:: PROBLEM STATEMENT ::
Without including any images, repeat the data exactly.

:: DATASET CONTENT ::
....

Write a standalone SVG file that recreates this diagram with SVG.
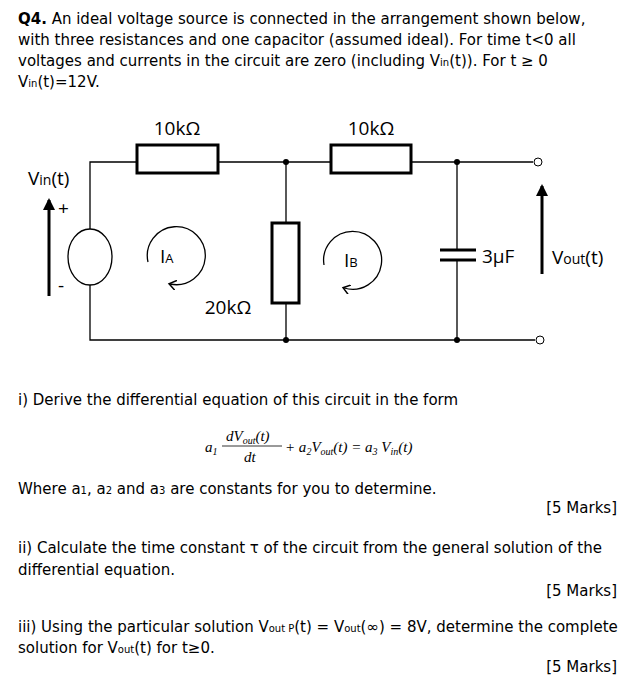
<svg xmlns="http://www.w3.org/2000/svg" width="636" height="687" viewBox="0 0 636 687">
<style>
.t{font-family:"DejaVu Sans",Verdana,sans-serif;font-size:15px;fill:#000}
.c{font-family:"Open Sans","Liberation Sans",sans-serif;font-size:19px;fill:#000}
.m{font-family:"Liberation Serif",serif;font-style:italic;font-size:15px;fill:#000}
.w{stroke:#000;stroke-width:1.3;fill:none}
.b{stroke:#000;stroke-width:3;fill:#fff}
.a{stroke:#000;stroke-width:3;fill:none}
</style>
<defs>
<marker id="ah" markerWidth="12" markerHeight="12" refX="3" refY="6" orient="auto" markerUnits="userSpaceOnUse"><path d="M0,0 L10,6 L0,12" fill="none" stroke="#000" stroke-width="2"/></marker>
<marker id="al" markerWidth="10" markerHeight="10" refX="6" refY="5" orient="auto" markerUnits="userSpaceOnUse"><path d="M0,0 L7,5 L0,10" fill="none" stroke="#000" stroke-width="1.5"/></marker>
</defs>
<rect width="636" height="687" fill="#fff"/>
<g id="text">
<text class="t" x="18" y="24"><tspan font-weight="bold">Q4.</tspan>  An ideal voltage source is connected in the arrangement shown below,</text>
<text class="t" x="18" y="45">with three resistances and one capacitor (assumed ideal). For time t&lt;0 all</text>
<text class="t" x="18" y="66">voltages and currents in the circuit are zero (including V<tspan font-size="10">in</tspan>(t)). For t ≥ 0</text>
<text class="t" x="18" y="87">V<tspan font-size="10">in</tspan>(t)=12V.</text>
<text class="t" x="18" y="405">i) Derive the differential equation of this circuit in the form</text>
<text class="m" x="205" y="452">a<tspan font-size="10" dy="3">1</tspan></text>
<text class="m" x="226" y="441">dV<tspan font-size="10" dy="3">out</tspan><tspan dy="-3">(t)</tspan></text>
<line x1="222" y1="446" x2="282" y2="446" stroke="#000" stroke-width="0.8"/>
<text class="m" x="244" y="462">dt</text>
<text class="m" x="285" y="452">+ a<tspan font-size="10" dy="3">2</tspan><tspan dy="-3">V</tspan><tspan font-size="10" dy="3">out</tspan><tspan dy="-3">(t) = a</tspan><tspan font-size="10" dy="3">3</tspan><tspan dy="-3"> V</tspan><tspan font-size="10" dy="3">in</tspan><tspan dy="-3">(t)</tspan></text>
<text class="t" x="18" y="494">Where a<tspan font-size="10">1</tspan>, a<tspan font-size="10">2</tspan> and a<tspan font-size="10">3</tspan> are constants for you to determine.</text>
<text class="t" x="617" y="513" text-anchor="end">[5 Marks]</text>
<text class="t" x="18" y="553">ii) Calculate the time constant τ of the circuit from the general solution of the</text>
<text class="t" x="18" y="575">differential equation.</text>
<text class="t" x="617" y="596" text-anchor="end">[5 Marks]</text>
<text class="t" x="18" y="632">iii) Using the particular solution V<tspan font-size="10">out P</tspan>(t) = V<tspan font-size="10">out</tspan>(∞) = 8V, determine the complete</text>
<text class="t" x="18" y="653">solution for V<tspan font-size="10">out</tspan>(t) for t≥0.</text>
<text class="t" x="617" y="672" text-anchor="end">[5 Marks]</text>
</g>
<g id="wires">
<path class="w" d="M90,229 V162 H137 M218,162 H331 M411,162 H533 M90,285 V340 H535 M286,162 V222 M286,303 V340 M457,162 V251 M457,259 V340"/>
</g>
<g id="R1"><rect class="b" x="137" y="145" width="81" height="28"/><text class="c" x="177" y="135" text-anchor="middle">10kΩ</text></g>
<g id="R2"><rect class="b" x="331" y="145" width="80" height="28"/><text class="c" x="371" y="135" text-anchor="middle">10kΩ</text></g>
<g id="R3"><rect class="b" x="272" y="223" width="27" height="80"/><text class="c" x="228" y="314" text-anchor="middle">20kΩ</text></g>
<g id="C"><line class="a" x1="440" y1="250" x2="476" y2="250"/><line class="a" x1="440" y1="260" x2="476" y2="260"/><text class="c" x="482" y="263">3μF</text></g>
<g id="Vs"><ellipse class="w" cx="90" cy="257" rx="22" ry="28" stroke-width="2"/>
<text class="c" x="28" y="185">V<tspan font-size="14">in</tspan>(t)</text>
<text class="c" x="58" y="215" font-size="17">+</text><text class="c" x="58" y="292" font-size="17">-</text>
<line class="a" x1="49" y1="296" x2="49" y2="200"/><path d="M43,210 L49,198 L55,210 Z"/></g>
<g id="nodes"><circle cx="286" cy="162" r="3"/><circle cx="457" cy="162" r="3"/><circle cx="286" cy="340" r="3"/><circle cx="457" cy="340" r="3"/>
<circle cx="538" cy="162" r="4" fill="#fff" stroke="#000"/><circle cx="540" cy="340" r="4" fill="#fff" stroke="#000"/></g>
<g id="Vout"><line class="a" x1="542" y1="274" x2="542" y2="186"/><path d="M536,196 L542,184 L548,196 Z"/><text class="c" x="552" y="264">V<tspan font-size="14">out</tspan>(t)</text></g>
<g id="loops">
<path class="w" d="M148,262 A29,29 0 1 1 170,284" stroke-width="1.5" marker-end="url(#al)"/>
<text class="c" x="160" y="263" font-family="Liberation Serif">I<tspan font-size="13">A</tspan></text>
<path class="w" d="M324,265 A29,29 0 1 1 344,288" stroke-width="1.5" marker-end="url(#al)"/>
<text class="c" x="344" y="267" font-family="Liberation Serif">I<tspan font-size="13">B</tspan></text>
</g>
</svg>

....

:: OUTPUT OF THE TASK ::
Write a standalone SVG file that recreates this diagram with SVG.
<svg xmlns="http://www.w3.org/2000/svg" width="636" height="687" viewBox="0 0 636 687">
<style>
.t{font-family:"DejaVu Sans",Verdana,sans-serif;font-size:15px;fill:#000}
.c{font-family:"Open Sans","Liberation Sans",sans-serif;font-size:19px;fill:#000}
.m{font-family:"Liberation Serif",serif;font-style:italic;font-size:15px;fill:#000}
.w{stroke:#000;stroke-width:1.3;fill:none}
.b{stroke:#000;stroke-width:3;fill:#fff}
.a{stroke:#000;stroke-width:3;fill:none}
</style>
<defs>
<marker id="ah" markerWidth="12" markerHeight="12" refX="3" refY="6" orient="auto" markerUnits="userSpaceOnUse"><path d="M0,0 L10,6 L0,12" fill="none" stroke="#000" stroke-width="2"/></marker>
<marker id="al" markerWidth="10" markerHeight="10" refX="6" refY="5" orient="auto" markerUnits="userSpaceOnUse"><path d="M0,0 L7,5 L0,10" fill="none" stroke="#000" stroke-width="1.5"/></marker>
</defs>
<rect width="636" height="687" fill="#fff"/>
<g id="text">
<text class="t" x="18" y="24"><tspan font-weight="bold">Q4.</tspan>  An ideal voltage source is connected in the arrangement shown below,</text>
<text class="t" x="18" y="45">with three resistances and one capacitor (assumed ideal). For time t&lt;0 all</text>
<text class="t" x="18" y="66">voltages and currents in the circuit are zero (including V<tspan font-size="10">in</tspan>(t)). For t ≥ 0</text>
<text class="t" x="18" y="87">V<tspan font-size="10">in</tspan>(t)=12V.</text>
<text class="t" x="18" y="405">i) Derive the differential equation of this circuit in the form</text>
<text class="m" x="205" y="452">a<tspan font-size="10" dy="3">1</tspan></text>
<text class="m" x="226" y="441">dV<tspan font-size="10" dy="3">out</tspan><tspan dy="-3">(t)</tspan></text>
<line x1="222" y1="446" x2="282" y2="446" stroke="#000" stroke-width="0.8"/>
<text class="m" x="244" y="462">dt</text>
<text class="m" x="285" y="452">+ a<tspan font-size="10" dy="3">2</tspan><tspan dy="-3">V</tspan><tspan font-size="10" dy="3">out</tspan><tspan dy="-3">(t) = a</tspan><tspan font-size="10" dy="3">3</tspan><tspan dy="-3"> V</tspan><tspan font-size="10" dy="3">in</tspan><tspan dy="-3">(t)</tspan></text>
<text class="t" x="18" y="494">Where a<tspan font-size="10">1</tspan>, a<tspan font-size="10">2</tspan> and a<tspan font-size="10">3</tspan> are constants for you to determine.</text>
<text class="t" x="617" y="513" text-anchor="end">[5 Marks]</text>
<text class="t" x="18" y="553">ii) Calculate the time constant τ of the circuit from the general solution of the</text>
<text class="t" x="18" y="575">differential equation.</text>
<text class="t" x="617" y="596" text-anchor="end">[5 Marks]</text>
<text class="t" x="18" y="632">iii) Using the particular solution V<tspan font-size="10">out P</tspan>(t) = V<tspan font-size="10">out</tspan>(∞) = 8V, determine the complete</text>
<text class="t" x="18" y="653">solution for V<tspan font-size="10">out</tspan>(t) for t≥0.</text>
<text class="t" x="617" y="672" text-anchor="end">[5 Marks]</text>
</g>
<g id="wires">
<path class="w" d="M90,229 V162 H137 M218,162 H331 M411,162 H533 M90,285 V340 H535 M286,162 V222 M286,303 V340 M457,162 V251 M457,259 V340"/>
</g>
<g id="R1"><rect class="b" x="137" y="145" width="81" height="28"/><text class="c" x="177" y="135" text-anchor="middle">10kΩ</text></g>
<g id="R2"><rect class="b" x="331" y="145" width="80" height="28"/><text class="c" x="371" y="135" text-anchor="middle">10kΩ</text></g>
<g id="R3"><rect class="b" x="272" y="223" width="27" height="80"/><text class="c" x="228" y="314" text-anchor="middle">20kΩ</text></g>
<g id="C"><line class="a" x1="440" y1="250" x2="476" y2="250"/><line class="a" x1="440" y1="260" x2="476" y2="260"/><text class="c" x="482" y="263">3μF</text></g>
<g id="Vs"><ellipse class="w" cx="90" cy="257" rx="22" ry="28" stroke-width="2"/>
<text class="c" x="28" y="185">V<tspan font-size="14">in</tspan>(t)</text>
<text class="c" x="58" y="215" font-size="17">+</text><text class="c" x="58" y="292" font-size="17">-</text>
<line class="a" x1="49" y1="296" x2="49" y2="200"/><path d="M43,210 L49,198 L55,210 Z"/></g>
<g id="nodes"><circle cx="286" cy="162" r="3"/><circle cx="457" cy="162" r="3"/><circle cx="286" cy="340" r="3"/><circle cx="457" cy="340" r="3"/>
<circle cx="538" cy="162" r="4" fill="#fff" stroke="#000"/><circle cx="540" cy="340" r="4" fill="#fff" stroke="#000"/></g>
<g id="Vout"><line class="a" x1="542" y1="274" x2="542" y2="186"/><path d="M536,196 L542,184 L548,196 Z"/><text class="c" x="552" y="264">V<tspan font-size="14">out</tspan>(t)</text></g>
<g id="loops">
<path class="w" d="M148,262 A29,29 0 1 1 170,284" stroke-width="1.5" marker-end="url(#al)"/>
<text class="c" x="160" y="263" font-family="Liberation Serif">I<tspan font-size="13">A</tspan></text>
<path class="w" d="M324,265 A29,29 0 1 1 344,288" stroke-width="1.5" marker-end="url(#al)"/>
<text class="c" x="344" y="267" font-family="Liberation Serif">I<tspan font-size="13">B</tspan></text>
</g>
</svg>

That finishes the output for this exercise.